If Her Smoke Rose Up were a face, it would be pierced; if it were a film (rather than a novel about one), it would feature gratuitous sex and glamourized violence. So what is there not to like, you ask?
Plenty, if you are easily offended. James R. Wallen’s second novel goes out of its way to repulse: “I am a stranger in your midst, a guest at your expense, a fly in your ointment,” it begins. It’s a slow start.

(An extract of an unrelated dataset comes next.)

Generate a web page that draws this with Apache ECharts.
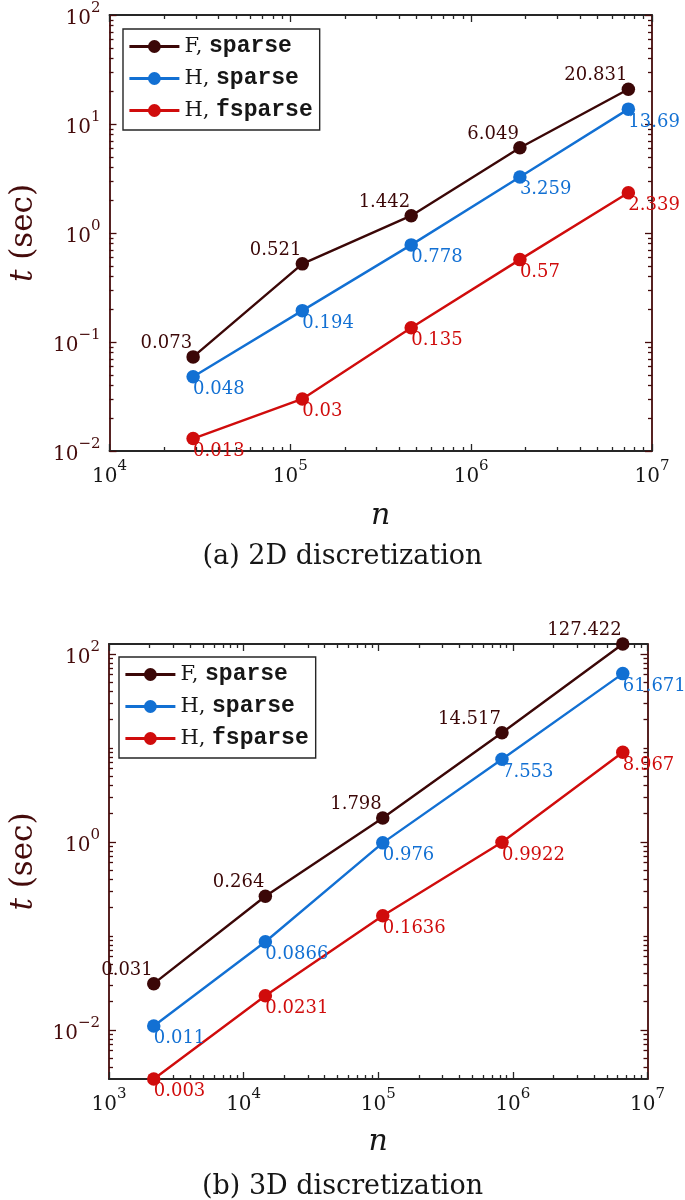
<!DOCTYPE html>
<html>
<head>
<meta charset="utf-8">
<script src="https://cdn.jsdelivr.net/npm/echarts@6/dist/echarts.min.js"></script>
<style>
html,body{margin:0;padding:0;background:#ffffff;}
#chart{width:685px;height:1200px;}
</style>
</head>
<body>
<div id="chart"></div>
<script>
// ---------- data: (a) 2D discretization ----------
const nA = [29000, 116500, 466000, 1860000, 7400000];
const tA_F_sparse  = [0.073, 0.521, 1.442, 6.049, 20.831];
const tA_H_sparse  = [0.048, 0.194, 0.778, 3.259, 13.69];
const tA_H_fsparse = [0.013, 0.03, 0.135, 0.57, 2.339];

// ---------- data: (b) 3D discretization ----------
const nB = [2150, 14500, 108000, 830000, 6550000];
const tB_F_sparse  = [0.031, 0.264, 1.798, 14.517, 127.422];
const tB_H_sparse  = [0.011, 0.0866, 0.976, 7.553, 61.671];
const tB_H_fsparse = [0.003, 0.0231, 0.1636, 0.9922, 8.967];

// ---------- labels / ticks ----------
const seriesNames = ['F, sparse', 'H, sparse', 'H, fsparse'];
const captions = ['(a) 2D discretization', '(b) 3D discretization'];
const xTicksA = [1e4, 1e5, 1e6, 1e7];
const yTicksA = [1e-2, 1e-1, 1, 1e1, 1e2];
const xTicksB = [1e3, 1e4, 1e5, 1e6, 1e7];
const yTicksB = [1e-2, 1, 1e2];
const yExtraMinorB = [1e-1, 1e1];

// ---------- styles ----------
const C_F = '#3b0707';
const C_HS = '#1270d3';
const C_HF = '#d00c0c';
const Y_COLOR = '#450b0b';
const X_COLOR = '#262626';
const SERIF = 'DejaVu Serif';
const MONO = 'Liberation Mono';

function minorTicks(lo, hi, extra) {
  const out = [];
  const k0 = Math.floor(Math.log10(lo)) - 1, k1 = Math.ceil(Math.log10(hi));
  for (let k = k0; k <= k1; k++) {
    for (let m = 2; m <= 9; m++) {
      const v = parseFloat((m * Math.pow(10, k)).toPrecision(6));
      if (v > lo && v < hi) out.push(v);
    }
  }
  return out.concat(extra || []);
}

function powFmt(v) {
  const e = Math.round(Math.log10(v));
  return '{b|10}{s|' + (e < 0 ? '\u2212' + (-e) : String(e)) + '}';
}
function supRich(color) {
  return {
    b: {fontFamily: SERIF, fontSize: 20, color: color, lineHeight: 28, verticalAlign: 'bottom'},
    s: {fontFamily: SERIF, fontSize: 15, color: color, lineHeight: 15, verticalAlign: 'top'}
  };
}

function axisBase(g, min, max, pos, color, ticks, len) {
  return {
    type: 'log', logBase: 10, gridIndex: g, min: min, max: max, position: pos,
    splitLine: {show: false},
    axisLine: {show: true, onZero: false, lineStyle: {color: color, width: 1.8}},
    axisTick: {show: true, inside: true, length: len, customValues: ticks, lineStyle: {color: color, width: 1.3}},
    axisLabel: {show: false}
  };
}

function buildXAxes(g, min, max, majors, nameGap) {
  const minor = minorTicks(min, max);
  const main = axisBase(g, min, max, 'bottom', X_COLOR, majors, 7);
  main.axisLabel = {show: true, customValues: majors, formatter: powFmt, margin: 8, rich: supRich('#161616')};
  main.name = 'n';
  main.nameLocation = 'middle';
  main.nameGap = nameGap;
  main.nameTextStyle = {fontFamily: SERIF, fontStyle: 'italic', fontSize: 30, color: '#161616'};
  const bMinor = axisBase(g, min, max, 'bottom', X_COLOR, minor, 4);
  bMinor.axisLine.show = false;
  const tMajor = axisBase(g, min, max, 'top', X_COLOR, majors, 7);
  const tMinor = axisBase(g, min, max, 'top', X_COLOR, minor, 4);
  tMinor.axisLine.show = false;
  return [main, bMinor, tMajor, tMinor];
}

function buildYAxes(g, min, max, majors, extraMinor, nameGap) {
  const minor = minorTicks(min, max, extraMinor);
  const main = axisBase(g, min, max, 'left', Y_COLOR, majors, 7);
  main.axisLabel = {show: true, customValues: majors, formatter: powFmt, margin: 9, rich: supRich(Y_COLOR)};
  main.name = '{i|t} (sec)';
  main.nameLocation = 'middle';
  main.nameRotate = 90;
  main.nameGap = nameGap;
  main.nameTextStyle = {fontFamily: SERIF, fontSize: 31, color: Y_COLOR,
    rich: {i: {fontFamily: SERIF, fontStyle: 'italic', fontSize: 31, color: Y_COLOR}}};
  const lMinor = axisBase(g, min, max, 'left', Y_COLOR, minor, 4);
  lMinor.axisLine.show = false;
  const rMajor = axisBase(g, min, max, 'right', Y_COLOR, majors, 7);
  const rMinor = axisBase(g, min, max, 'right', Y_COLOR, minor, 4);
  rMinor.axisLine.show = false;
  return [main, lMinor, rMajor, rMinor];
}

function mkSeries(name, xs, ys, color, g, above) {
  return {
    name: name, type: 'line', xAxisIndex: g * 4, yAxisIndex: g * 4,
    data: xs.map(function (x, i) { return [x, ys[i]]; }),
    symbol: 'circle', symbolSize: 13.5, showSymbol: true, clip: false,
    lineStyle: {color: color, width: 2.4},
    itemStyle: {color: color},
    label: {
      show: true,
      formatter: function (p) { return String(p.value[1]); },
      position: above ? 'top' : 'bottom',
      align: above ? 'right' : 'left',
      distance: above ? -2 : -3,
      offset: above ? [-1, 0] : [0, 0],
      color: color, fontFamily: SERIF, fontSize: 18
    },
    z: 5
  };
}

const yMinB = Math.min.apply(null, tB_F_sparse.concat(tB_H_sparse, tB_H_fsparse));
const yMaxB = Math.max.apply(null, tB_F_sparse.concat(tB_H_sparse, tB_H_fsparse));

const legendRich = {
  s: {fontFamily: SERIF, fontSize: 21, color: '#161616'},
  m: {fontFamily: MONO, fontWeight: 'bold', fontSize: 23, color: '#161616'}
};
function legendFmt(n) {
  const i = n.indexOf(', ');
  return '{s|' + n.slice(0, i + 2) + '}{m|' + n.slice(i + 2) + '}';
}
function mkLegend(left, top) {
  return {
    orient: 'vertical', left: left, top: top,
    padding: [6, 7, 8, 5], itemGap: 9, itemWidth: 50, itemHeight: 16,
    backgroundColor: '#ffffff', borderColor: '#262626', borderWidth: 1.4, borderRadius: 0,
    lineStyle: {width: 2.8},
    data: seriesNames, formatter: legendFmt, selectedMode: false,
    textStyle: {rich: legendRich}
  };
}

const option = {
  animation: false,
  backgroundColor: '#ffffff',
  title: [
    {text: captions[0], left: 'center', top: 543, padding: 0,
     textStyle: {fontFamily: SERIF, fontSize: 27, fontWeight: 'normal', color: '#161616'}},
    {text: captions[1], left: 'center', top: 1173, padding: 0,
     textStyle: {fontFamily: SERIF, fontSize: 27, fontWeight: 'normal', color: '#161616'}}
  ],
  legend: [mkLegend(123, 29), mkLegend(119, 657)],
  grid: [
    {left: 109.5, top: 15, width: 542.5, height: 436},
    {left: 106, top: 644, width: 541.5, height: 435}
  ],
  xAxis: [].concat(
    buildXAxes(0, 1e4, 1e7, xTicksA, 50),
    buildXAxes(1, 1e3, 1e7, xTicksB, 48)
  ),
  yAxis: [].concat(
    buildYAxes(0, 1e-2, 1e2, yTicksA, [], 70),
    buildYAxes(1, yMinB, yMaxB, yTicksB, yExtraMinorB, 70)
  ),
  series: [
    mkSeries(seriesNames[0], nA, tA_F_sparse, C_F, 0, true),
    mkSeries(seriesNames[1], nA, tA_H_sparse, C_HS, 0, false),
    mkSeries(seriesNames[2], nA, tA_H_fsparse, C_HF, 0, false),
    mkSeries(seriesNames[0], nB, tB_F_sparse, C_F, 1, true),
    mkSeries(seriesNames[1], nB, tB_H_sparse, C_HS, 1, false),
    mkSeries(seriesNames[2], nB, tB_H_fsparse, C_HF, 1, false)
  ]
};

const chart = echarts.init(document.getElementById('chart'));
chart.setOption(option);
</script>
</body>
</html>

Her Smoke Rose Up (a phrase from the Bible) tells the story of Walker Johnson, an experimental filmmaker, survivor of multiple failed marriages, and inheritor of Swift’s barbed quill (as he tells us). The novel ping-pongs between Johnson’s first-person retelling of his life and the plot of his film. For a dark, rebellious novel, however, Wallen’s organizational conceit seems slavishly applied: almost throughout, the reader bounces predictably back and forth between Walker’s life and that of his film’s main characters. The structuring device is not inherently flawed but strange in a novel that strives to be unconventional: “Anybody can write a novel. Excuse me, a modern novel. It’s the easiest writing form of all. No discipline required. Let’s see, what happened today? I washed my hair, cleaned my toenails, fucked my students. Write it down.” And Wallen does. For all its postmodern feints, Her Smoke Rose Up is actually a realist fable of one character’s life, intercut with a fairly straight ahead moralistic film.

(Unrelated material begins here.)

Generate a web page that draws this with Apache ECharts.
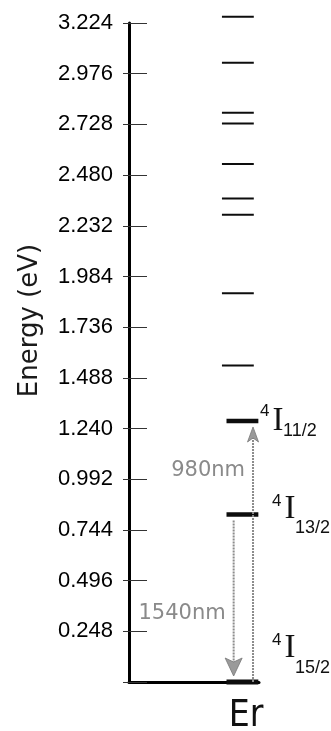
<!DOCTYPE html>
<html>
<head>
<meta charset="utf-8">
<script src="https://cdn.jsdelivr.net/npm/echarts@6.0.0/dist/echarts.min.js"></script>
<style>
  html, body { margin: 0; padding: 0; background: #fff; }
  #chart { width: 331px; height: 731px; }
</style>
</head>
<body>
<div id="chart"></div>
<script>
// Energy axis (eV)
const energyTicks = [0, 0.248, 0.496, 0.744, 0.992, 1.240, 1.488, 1.736, 1.984, 2.232, 2.480, 2.728, 2.976, 3.224];
const tickLabels = ['', '0.248', '0.496', '0.744', '0.992', '1.240', '1.488', '1.736', '1.984', '2.232', '2.480', '2.728', '2.976', '3.224'];

// Er3+ energy levels (eV)
const speciesName = 'Er';
const levelEnergies = [0, 0.82, 1.277, 1.548, 1.902, 2.286, 2.366, 2.534, 2.732, 2.785, 3.03, 3.255];

// Labelled multiplets: 4I(J)
const termEnergies = [0, 0.82, 1.277];
const termMultiplicity = ['4', '4', '4'];
const termLetter = ['I', 'I', 'I'];
const termJ = ['15/2', '13/2', '11/2'];

// Optical transitions (eV): pump up, emission down
const transitionFrom = [0, 0.82];
const transitionTo = [1.277, 0];
const transitionLabels = ['980nm', '1540nm'];

// ---- layout (x in axis units 0..1 along the baseline, offsets in px) ----
const axisMin = energyTicks[0];
const axisMax = energyTicks[energyTicks.length - 1];
const tickStep = energyTicks[1] - energyTicks[0];
const speciesX = 0.9;
const arrowX = [0.954, 0.805];
const arrowLabelAt = [0.81, 0.59];
const arrowHead = [{ half: 5.5, len: 15 }, { half: 8.5, len: 18 }];
const termLayout = [
  { dx: 0, dy: -33.5, sub: 19.5, sup: -8 },
  { dx: 0, dy: -5.5, sub: 19.5, sup: -8 },
  { dx: -12, dy: 0, sub: 10.5, sup: -9.5 }
];

const chart = echarts.init(document.getElementById('chart'), null, { renderer: 'canvas' });

const levelSeries = {
  type: 'custom',
  coordinateSystem: 'cartesian2d',
  clip: false,
  silent: true,
  dimensions: ['energy'],
  encode: { y: 0 },
  data: levelEnergies.map(e => [e]),
  renderItem(params, api) {
    const e = api.value(0);
    const major = termEnergies.indexOf(e) >= 0;
    const ground = e === 0;
    const y = api.coord([0, e])[1];
    const x0 = api.coord([major ? 0.75 : 0.715, e])[0];
    const x1 = api.coord([major ? 0.995 : 0.96, e])[0];
    return {
      type: 'line',
      shape: { x1: x0, y1: y, x2: x1, y2: y },
      style: { stroke: '#0d0d0d', lineWidth: ground ? 5 : (major ? 4.5 : 2) }
    };
  }
};

const transitionSeries = {
  type: 'custom',
  coordinateSystem: 'cartesian2d',
  clip: false,
  silent: true,
  dimensions: ['from', 'to'],
  encode: { y: [0, 1] },
  data: transitionFrom.map((f, i) => [f, transitionTo[i]]),
  renderItem(params, api) {
    const i = params.dataIndex;
    const from = api.value(0);
    const to = api.value(1);
    const x = api.coord([arrowX[i], from])[0];
    const yFrom = api.coord([arrowX[i], from])[1];
    const yTo = api.coord([arrowX[i], to])[1];
    const dir = yTo < yFrom ? -1 : 1;
    const gap = 6;
    const startY = from === 0 ? yFrom : yFrom + dir * gap;
    const tipY = yTo - dir * gap;
    const head = arrowHead[i];
    const grey = '#8c8c8c';
    const labelY = yFrom + (yTo - yFrom) * arrowLabelAt[i];
    return {
      type: 'group',
      children: [
        {
          type: 'line',
          shape: { x1: x, y1: startY, x2: x, y2: tipY - dir * 10 },
          style: { stroke: grey, lineWidth: 2, lineDash: [2, 1] }
        },
        {
          type: 'polygon',
          shape: {
            points: [
              [x, tipY],
              [x - head.half, tipY - dir * head.len],
              [x, tipY - dir * (head.len - 4)],
              [x + head.half, tipY - dir * head.len]
            ]
          },
          style: { fill: '#9a9a9a', stroke: '#777', lineWidth: 0.8 }
        },
        {
          type: 'text',
          x: x - 8,
          y: labelY,
          style: {
            text: transitionLabels[i],
            fill: '#8a8a8a',
            font: '21px "DejaVu Sans", sans-serif',
            align: 'right',
            verticalAlign: 'middle'
          }
        }
      ]
    };
  }
};

const termSeries = {
  type: 'custom',
  coordinateSystem: 'cartesian2d',
  clip: false,
  silent: true,
  dimensions: ['energy'],
  encode: { y: 0 },
  data: termEnergies.map(e => [e]),
  renderItem(params, api) {
    const i = params.dataIndex;
    const e = api.value(0);
    const lay = termLayout[i];
    const yLevel = api.coord([0, e])[1];
    const xEnd = api.coord([1, e])[0];
    const cy = yLevel + lay.dy;
    const cx = xEnd + 31 + lay.dx;
    return {
      type: 'group',
      children: [
        {
          type: 'text', x: cx - 18, y: cy + lay.sup,
          style: { text: termMultiplicity[i], fill: '#111', font: '17px "Liberation Sans", Arial, sans-serif', align: 'left', verticalAlign: 'middle' }
        },
        {
          type: 'text', x: cx, y: cy,
          style: { text: termLetter[i], fill: '#111', font: '33px "Liberation Serif", "Times New Roman", serif', align: 'center', verticalAlign: 'middle' }
        },
        {
          type: 'text', x: cx + 5, y: cy + lay.sub,
          style: { text: termJ[i], fill: '#111', font: '18px "Liberation Sans", Arial, sans-serif', align: 'left', verticalAlign: 'middle' }
        }
      ]
    };
  }
};

const option = {
  backgroundColor: '#fff',
  animation: false,
  grid: { left: 129, right: 72, top: 23, bottom: 49, containLabel: false, outerBoundsMode: 'none' },
  xAxis: {
    type: 'value', min: 0, max: 1, interval: 0.1,
    axisLine: { show: true, lineStyle: { color: '#000', width: 3 } },
    axisTick: { show: false },
    splitLine: { show: false },
    axisLabel: {
      margin: 16,
      color: '#111',
      fontFamily: '"Liberation Sans Narrow", "DejaVu Sans Condensed", "Liberation Sans", sans-serif',
      fontSize: 37,
      showMinLabel: true, showMaxLabel: true,
      formatter: v => (Math.abs(v - speciesX) < 1e-6 ? speciesName : '')
    }
  },
  yAxis: [
    {
      type: 'value', min: axisMin, max: axisMax, interval: tickStep,
      axisLine: { show: true, lineStyle: { color: '#000', width: 3 } },
      axisTick: { show: true, inside: true, length: 18, lineStyle: { color: '#333', width: 1 } },
      splitLine: { show: false },
      axisLabel: {
        margin: 16,
        color: '#000',
        fontFamily: '"Liberation Sans", Arial, sans-serif',
        fontSize: 22,
        formatter: (v, idx) => tickLabels[idx]
      },
      name: 'Energy (eV)',
      nameLocation: 'middle',
      nameRotate: 90,
      nameGap: 86,
      nameTextStyle: {
        color: '#1a1a1a',
        fontFamily: '"DejaVu Sans", sans-serif',
        fontSize: 26,
        padding: [0, 0, 0, 64]
      }
    },
    {
      // short outer stub of every tick
      type: 'value', min: axisMin, max: axisMax, interval: tickStep, position: 'left',
      axisLine: { show: false },
      axisTick: { show: true, inside: false, length: 6, lineStyle: { color: '#333', width: 1 } },
      axisLabel: { show: false },
      splitLine: { show: false }
    }
  ],
  series: [levelSeries, transitionSeries, termSeries]
};

chart.setOption(option);
</script>
</body>
</html>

Brand names and current events are cleverly applied at all levels of narrative, and the writing is generally quick and clean. Glimpses of emotion lend sporadic depth. The most interesting moments interrupt the hypnotic structure, as when Walker falls asleep during the film’s screening. Walker calls irony and cynicism the dual plagues of our times, yet it is these very plagues that keep the book’s feet in the gutter, even as its smoke rises up for the stars.